*GIVEN MATERIAL:*
* * * * *
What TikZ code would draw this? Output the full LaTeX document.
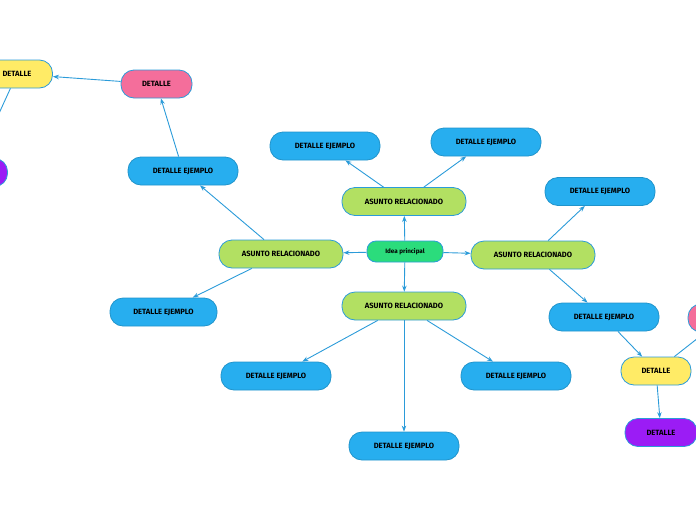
\documentclass[tikz,border=0pt]{standalone}
\usepackage{fontspec}
\setmainfont{Fira Sans}
\usetikzlibrary{arrows.meta}

\definecolor{ideagreen}{HTML}{2BDC7C}
\definecolor{asuntolime}{HTML}{B2E062}
\definecolor{detblue}{HTML}{27AEEF}
\definecolor{detpink}{HTML}{F46E9B}
\definecolor{detyellow}{HTML}{FFEB66}
\definecolor{detpurple}{HTML}{9B1CF5}
\definecolor{linkblue}{HTML}{2B9BD9}

\tikzset{
  pill/.style={draw=linkblue, line width=0.8pt, rounded corners=13pt, inner sep=0pt,
    minimum height=28pt, font=\fontsize{7.6}{9}\selectfont\bfseries},
  idea/.style={pill, fill=ideagreen, minimum width=76pt, minimum height=21pt, rounded corners=9pt,
    font=\fontsize{6.3}{7}\selectfont\bfseries},
  asunto/.style={pill, fill=asuntolime, minimum width=124pt},
  ejemplo/.style={pill, fill=detblue, draw=detblue!85!black, minimum width=110pt},
  detalle/.style={pill, minimum width=71pt},
  link/.style={draw=linkblue, line width=0.9pt, -{Stealth[length=6pt,width=4.5pt]}},
  plainlink/.style={draw=linkblue, line width=0.9pt}
}

\begin{document}
\begin{tikzpicture}[x=1pt,y=-1pt]
\useasboundingbox (0,0) rectangle (696,520);
\clip (0,0) rectangle (696,520);

% centre
\node[idea] (I) at (405,251.5) {Idea principal};

% asuntos
\node[asunto] (AT) at (404,201.5) {ASUNTO RELACIONADO};
\node[asunto] (AL) at (281,254) {ASUNTO RELACIONADO};
\node[asunto] (AR) at (533,255) {ASUNTO RELACIONADO};
\node[asunto] (AB) at (404,306) {ASUNTO RELACIONADO};

% detalles ejemplo
\node[ejemplo] (ETL) at (325,146) {DETALLE EJEMPLO};
\node[ejemplo] (ETR) at (486,142) {DETALLE EJEMPLO};
\node[ejemplo] (ERT) at (600,191.5) {DETALLE EJEMPLO};
\node[ejemplo] (ERB) at (604,317) {DETALLE EJEMPLO};
\node[ejemplo] (EBL) at (276,376) {DETALLE EJEMPLO};
\node[ejemplo] (EBR) at (516,376) {DETALLE EJEMPLO};
\node[ejemplo] (EB) at (404,446) {DETALLE EJEMPLO};
\node[ejemplo, minimum width=107pt] (EL) at (163.5,312) {DETALLE EJEMPLO};
\node[ejemplo] (EUL) at (183,171) {DETALLE EJEMPLO};

% detalles
\node[detalle, fill=detpink] (PL) at (156.5,84) {DETALLE};
\node[detalle, fill=detyellow] (YL) at (17,74) {DETALLE};
\node[detalle, fill=detpurple] (VL) at (-28,172.5) {DETALLE};
\node[detalle, fill=detyellow, minimum width=70pt] (YR) at (656,371) {DETALLE};
\node[detalle, fill=detpurple, minimum width=72pt] (VR) at (661,432.5) {DETALLE};
\node[detalle, fill=detpink] (PR) at (723.5,318) {DETALLE};

% links
\draw[link] (I) -- (AT);
\draw[link] (I) -- (AL);
\draw[link] (I) -- (AR);
\draw[link] (I) -- (AB);
\draw[link] (AT) -- (ETL);
\draw[link] (AT) -- (ETR);
\draw[link] (AL) -- (EUL);
\draw[link] (AL) -- (EL);
\draw[link] (AR) -- (ERT);
\draw[link] (AR) -- (ERB);
\draw[link] (AB) -- (EBL);
\draw[link] (AB) -- (EBR);
\draw[link] (AB) -- (EB);
\draw[link] (EUL) -- (PL);
\draw[link] (PL) -- (YL);
\draw[link] (YL) -- (VL);
\draw[link] (ERB) -- (YR);
\draw[plainlink] (PR) -- (YR);
\draw[link] (YR) -- (VR);

\end{tikzpicture}
\end{document}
* * * * *
*WHAT TO PRODUCE:* The lines from the start of the data through the line that contains "(I) at (405,251.5)" are to be returned exactly, please, with both ends included and every picture left out.

*FULL SOLUTION:*
What TikZ code would draw this? Output the full LaTeX document.
\documentclass[tikz,border=0pt]{standalone}
\usepackage{fontspec}
\setmainfont{Fira Sans}
\usetikzlibrary{arrows.meta}

\definecolor{ideagreen}{HTML}{2BDC7C}
\definecolor{asuntolime}{HTML}{B2E062}
\definecolor{detblue}{HTML}{27AEEF}
\definecolor{detpink}{HTML}{F46E9B}
\definecolor{detyellow}{HTML}{FFEB66}
\definecolor{detpurple}{HTML}{9B1CF5}
\definecolor{linkblue}{HTML}{2B9BD9}

\tikzset{
  pill/.style={draw=linkblue, line width=0.8pt, rounded corners=13pt, inner sep=0pt,
    minimum height=28pt, font=\fontsize{7.6}{9}\selectfont\bfseries},
  idea/.style={pill, fill=ideagreen, minimum width=76pt, minimum height=21pt, rounded corners=9pt,
    font=\fontsize{6.3}{7}\selectfont\bfseries},
  asunto/.style={pill, fill=asuntolime, minimum width=124pt},
  ejemplo/.style={pill, fill=detblue, draw=detblue!85!black, minimum width=110pt},
  detalle/.style={pill, minimum width=71pt},
  link/.style={draw=linkblue, line width=0.9pt, -{Stealth[length=6pt,width=4.5pt]}},
  plainlink/.style={draw=linkblue, line width=0.9pt}
}

\begin{document}
\begin{tikzpicture}[x=1pt,y=-1pt]
\useasboundingbox (0,0) rectangle (696,520);
\clip (0,0) rectangle (696,520);

% centre
\node[idea] (I) at (405,251.5) {Idea principal};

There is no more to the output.